Audit Timing and Future Audit Interpretation
The court considered whether the audit conducted by Shahnawaz Khan was a "future audit" under the terms of the settlement agreement. NMSC contended that the audit was not a future audit because it relied on information from a 2011 audit by Stuart Gritz. However, the court found that Khan's audit began in late 2013 and was, therefore, a future audit as defined by the settlement agreement. The court noted that Khan used Gritz’s payroll recap as source material but did not conduct a separate audit based on Gritz's work. The court did not find any evidence suggesting that the payroll recap constituted an audit. As a result, the court upheld the district court's determination that Khan's audit was a future audit and that the claims for unpaid contributions identified in it were not extinguished by the settlement agreement.

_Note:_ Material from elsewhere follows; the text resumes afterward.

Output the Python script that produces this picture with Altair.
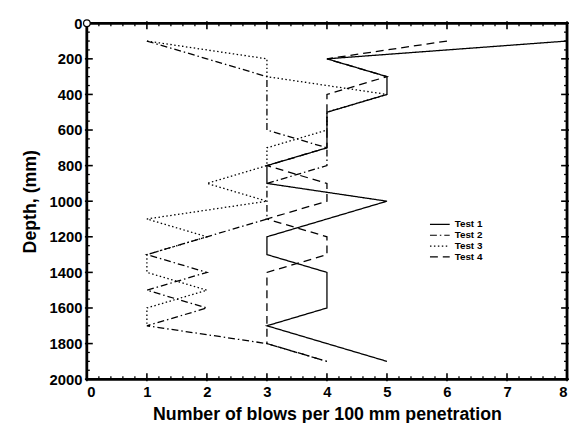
import altair as alt
import pandas as pd

# ---- data ----
test_names = ["Test 1", "Test 2", "Test 3", "Test 4"]

test1_depth = [100, 200, 300, 400, 500, 600, 700, 800, 900, 1000, 1100, 1200, 1300, 1400, 1500, 1600, 1700, 1800, 1900]
test1_blows = [8, 4, 5, 5, 4, 4, 4, 3, 3, 5, 4, 3, 3, 4, 4, 4, 3, 4, 5]

test2_depth = [100, 200, 300, 400, 500, 600, 700, 800, 900, 1000, 1100, 1200, 1300, 1400, 1500, 1600, 1700, 1800, 1900]
test2_blows = [1, 2, 3, 3, 3, 3, 4, 4, 3, 3, 3, 2, 1, 2, 1, 2, 1, 3, 4]

test3_depth = [100, 200, 300, 400, 500, 600, 700, 800, 900, 1000, 1100, 1200, 1300, 1400, 1500, 1600, 1700]
test3_blows = [1, 3, 3, 5, 4, 4, 3, 3, 2, 3, 1, 2, 1, 1, 2, 1, 1]

test4_depth = [100, 200, 300, 400, 500, 600, 700, 800, 900, 1000, 1100, 1200, 1300, 1400, 1500, 1600, 1700, 1800, 1900]
test4_blows = [6, 4, 5, 4, 4, 4, 4, 3, 4, 4, 3, 4, 4, 3, 3, 3, 3, 3, 4]

x_domain = [0, 8]
y_domain = [0, 2000]
x_major = [0, 1, 2, 3, 4, 5, 6, 7, 8]
x_minor = [round(i * 0.2, 1) for i in range(41) if i % 5 != 0]
y_major = [0, 200, 400, 600, 800, 1000, 1200, 1400, 1600, 1800, 2000]
y_minor = [i * 50 for i in range(41) if i % 4 != 0]

origin_x = [0]
origin_depth = [0]

# ---- build tables ----
rows = []
for name, d, b in zip(test_names,
                      [test1_depth, test2_depth, test3_depth, test4_depth],
                      [test1_blows, test2_blows, test3_blows, test4_blows]):
    for i, (dd, bb) in enumerate(zip(d, b)):
        rows.append({"test": name, "depth": dd, "blows": bb, "seq": i})
df = pd.DataFrame(rows)

W, H = 487, 361
FONT = "Liberation Sans"

xscale = alt.Scale(domain=x_domain, nice=False, zero=False)
yscale = alt.Scale(domain=y_domain, nice=False, reverse=True)

x_axis = alt.Axis(values=x_major, format="d", ticks=False, domain=False, grid=False,
                  labelOverlap=False,
                  labelFont=FONT, labelFontWeight="bold", labelFontSize=15,
                  labelColor="black", labelPadding=6,
                  title="Number of blows per 100 mm penetration",
                  titleFont=FONT, titleFontWeight="bold", titleFontSize=18,
                  titleColor="black", titlePadding=6)
y_axis = alt.Axis(values=y_major, format="d", ticks=False, domain=False, grid=False,
                  labelOverlap=False,
                  labelFont=FONT, labelFontWeight="bold", labelFontSize=15,
                  labelColor="black", labelPadding=5,
                  title="Depth, (mm)",
                  titleFont=FONT, titleFontWeight="bold", titleFontSize=18,
                  titleColor="black", titlePadding=10)

lines = alt.Chart(df).mark_line(color="black", strokeWidth=1.3).encode(
    x=alt.X("blows:Q", scale=xscale, axis=x_axis),
    y=alt.Y("depth:Q", scale=yscale, axis=y_axis),
    strokeDash=alt.StrokeDash(
        "test:N",
        scale=alt.Scale(domain=test_names,
                        range=[[1, 0], [7, 3, 1.5, 3], [1.5, 2.5], [8, 5]]),
        legend=alt.Legend(title=None, orient="none", legendX=352, legendY=198,
                          symbolType="M-2,0L2,0", symbolSize=100,
                          symbolStrokeWidth=1.2, symbolStrokeColor="black",
                          symbolFillColor="transparent",
                          labelFont=FONT, labelFontWeight="bold", labelFontSize=10,
                          labelColor="black", labelOffset=9, rowPadding=0, padding=0)),
    order=alt.Order("seq:Q"),
)

def xticks(values, field, y0, y1, w):
    return alt.Chart(pd.DataFrame({field: values})).mark_rule(color="black", strokeWidth=w).encode(
        x=alt.X(f"{field}:Q", scale=xscale, axis=x_axis), y=alt.value(y0), y2=alt.value(y1))

def yticks(values, field, x0, x1, w):
    return alt.Chart(pd.DataFrame({field: values})).mark_rule(color="black", strokeWidth=w).encode(
        y=alt.Y(f"{field}:Q", scale=yscale, axis=y_axis), x=alt.value(x0), x2=alt.value(x1))

ticks = [
    xticks(x_major, "xb", H + 2, H - 6, 1.6), xticks(x_minor, "xbm", H, H - 3, 1.3),
    xticks(x_major, "xt", -2, 6, 1.6), xticks(x_minor, "xtm", 0, 3, 1.3),
    yticks(y_major, "yl", -2, 6, 1.6), yticks(y_minor, "ylm", 0, 3, 1.3),
    yticks(y_major, "yr", W + 2, W - 6, 1.6), yticks(y_minor, "yrm", W, W - 3, 1.3),
]

frame = [
    xticks(x_domain, "fx", -1, H + 1, 2.5),
    yticks(y_domain, "fy", -1, W + 1, 2.5),
]

origin = alt.Chart(pd.DataFrame({"ox": origin_x, "od": origin_depth})).mark_point(
    filled=True, fill="white", stroke="black", strokeWidth=1.2, size=45, opacity=1
).encode(
    x=alt.X("ox:Q", scale=xscale, axis=x_axis),
    y=alt.Y("od:Q", scale=yscale, axis=y_axis),
)

chart = alt.layer(lines, *ticks, *frame, origin).properties(
    width=W, height=H,
    autosize=alt.AutoSizeParams(type="none"),
    padding={"left": 80, "top": 12.5, "right": 2, "bottom": 41.5},
).configure_view(stroke="black", strokeWidth=2.5)

chart.save("out.html", embed_options={"renderer": "svg", "actions": False})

CBA Interpretations and Audit Assessments
The court evaluated several issues related to the interpretation of the CBA that impacted the audit assessments. NMSC argued that the district court improperly accepted Khan's calculation of unpaid contributions, which included employees who worked exactly 20 hours per week, contrary to the CBA's requirement for employees working more than 20 hours. The court found that Khan admitted to mistakenly including these employees and that the district court failed to address this error in its findings. The court emphasized that the district court must exclude damages for employees who did not meet the CBA's criteria. Additionally, the court noted that the term "regularly" in the CBA needed further examination, as the record on how Khan interpreted this term was unclear. The court instructed the district court to consider these issues on remand and resolve them if raised again.

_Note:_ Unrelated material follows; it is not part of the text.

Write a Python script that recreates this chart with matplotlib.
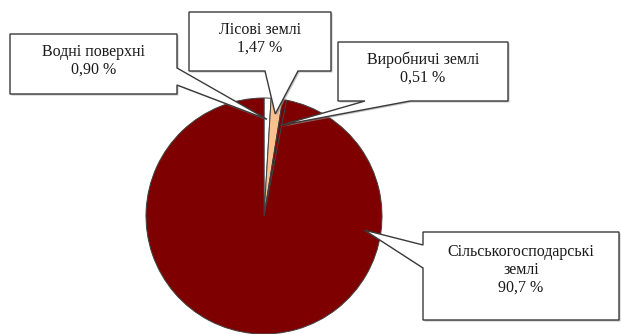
import numpy as np
import matplotlib
matplotlib.use('Agg')
import matplotlib.pyplot as plt
from matplotlib.patches import Polygon

# Land structure (percent), clockwise from 12 o'clock
labels = ['Водні поверхні', 'Лісові землі', 'Виробничі землі', 'Сільськогосподарські\nземлі']
values = [0.90, 1.47, 0.51, 90.7]
value_text = ['0,90 %', '1,47 %', '0,51 %', '90,7 %']
colors = ['#ffffff', '#fac090', '#7f0000', '#7f0000']

W, H = 621, 334
fig = plt.figure(figsize=(W / 100, H / 100), dpi=100)
ax = fig.add_axes([0, 0, 1, 1])

cx, cy, r = 264, H - 216, 118
wedges, _ = ax.pie(values, colors=colors, startangle=90, counterclock=False,
                   center=(cx, cy), radius=r, frame=True,
                   wedgeprops=dict(edgecolor='#404040', linewidth=0.7))
ax.set_xlim(0, W)
ax.set_ylim(0, H)
ax.set_aspect('equal')
ax.axis('off')

# callout boxes: (left, top, right, bottom) in pixels from top-left,
# side where the pointer leaves, pointer base span, tip radius fraction
boxes = [
    ((10, 34, 177, 94), 'right', (68, 85), 0.82),
    ((189, 12, 331, 71), 'bottom', (265, 298), 0.87),
    ((338, 42, 508, 101), 'bottom', (365, 410), 0.78),
    ((423, 232, 619, 320), 'left', (245, 268), 0.86),
]

for w, lab, vt, (box, side, base, frac) in zip(wedges, labels, value_text, boxes):
    l, t, rr, b = box
    span = w.theta2 - w.theta1
    if span < 30:
        ang = np.deg2rad((w.theta1 + w.theta2) / 2)
    else:
        ang = np.deg2rad(-8)
    tip = (cx + frac * r * np.cos(ang), cy + frac * r * np.sin(ang))
    T, B = H - t, H - b
    if side == 'right':
        pts = [(l, T), (rr, T), (rr, H - base[0]), tip, (rr, H - base[1]), (rr, B), (l, B)]
    elif side == 'bottom':
        pts = [(l, T), (rr, T), (rr, B), (base[1], B), tip, (base[0], B), (l, B)]
    else:
        pts = [(l, T), (rr, T), (rr, B), (l, B), (l, H - base[1]), tip, (l, H - base[0])]
    shadow = Polygon([(x + 1.5, y - 1.5) for x, y in pts], closed=True,
                     facecolor='#9a9a9a', edgecolor='none', alpha=0.6, zorder=4)
    ax.add_patch(shadow)
    ax.add_patch(Polygon(pts, closed=True, facecolor='white', edgecolor='#3a3a3a',
                         linewidth=1.0, zorder=5))
    nlines = lab.count('\n') + 2
    ty = (T + B) / 2 + (3 if nlines == 2 else 6)
    ax.text((l + rr) / 2, ty, lab + '\n' + vt, ha='center', va='center',
            family='Liberation Serif', fontsize=11.5, color='#1a1a1a',
            linespacing=1.15, zorder=6)

fig.savefig('out.png', dpi=100)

Offsets for Employee "Pickups"
The court addressed NMSC's argument that it was entitled to offsets for employee "pickups" not reported to the Health Fund but for whom contributions were assessed. NMSC contended that the CBA required contributions for the correct number of employees, irrespective of individual reporting errors. The district court did not address this contract interpretation question in its findings, and the Health Fund did not respond to the issue in its brief. The court instructed the district court to examine this issue on remand, as it could affect the calculation of damages. The court indicated that NMSC’s interpretation of the CBA regarding "pickups" warranted consideration, particularly since it raised a significant question of law not previously resolved by the district court.
Attorney's Fees
The court considered NMSC's request for a redetermination of attorney's fees in light of the reduced damages award expected on remand. The Health Fund did not contest this request, and the court agreed that a reassessment of attorney's fees was appropriate. The court noted that the determination of attorney's fees often depends on the extent of damages awarded, and a change in the damages calculation could affect the fee award. The court directed the district court to reconsider the attorney's fees once it had redetermined the damages owed to the Health Fund. This decision was consistent with the court's approach in the related pension fund appeal, where a similar remand for attorney's fees was ordered.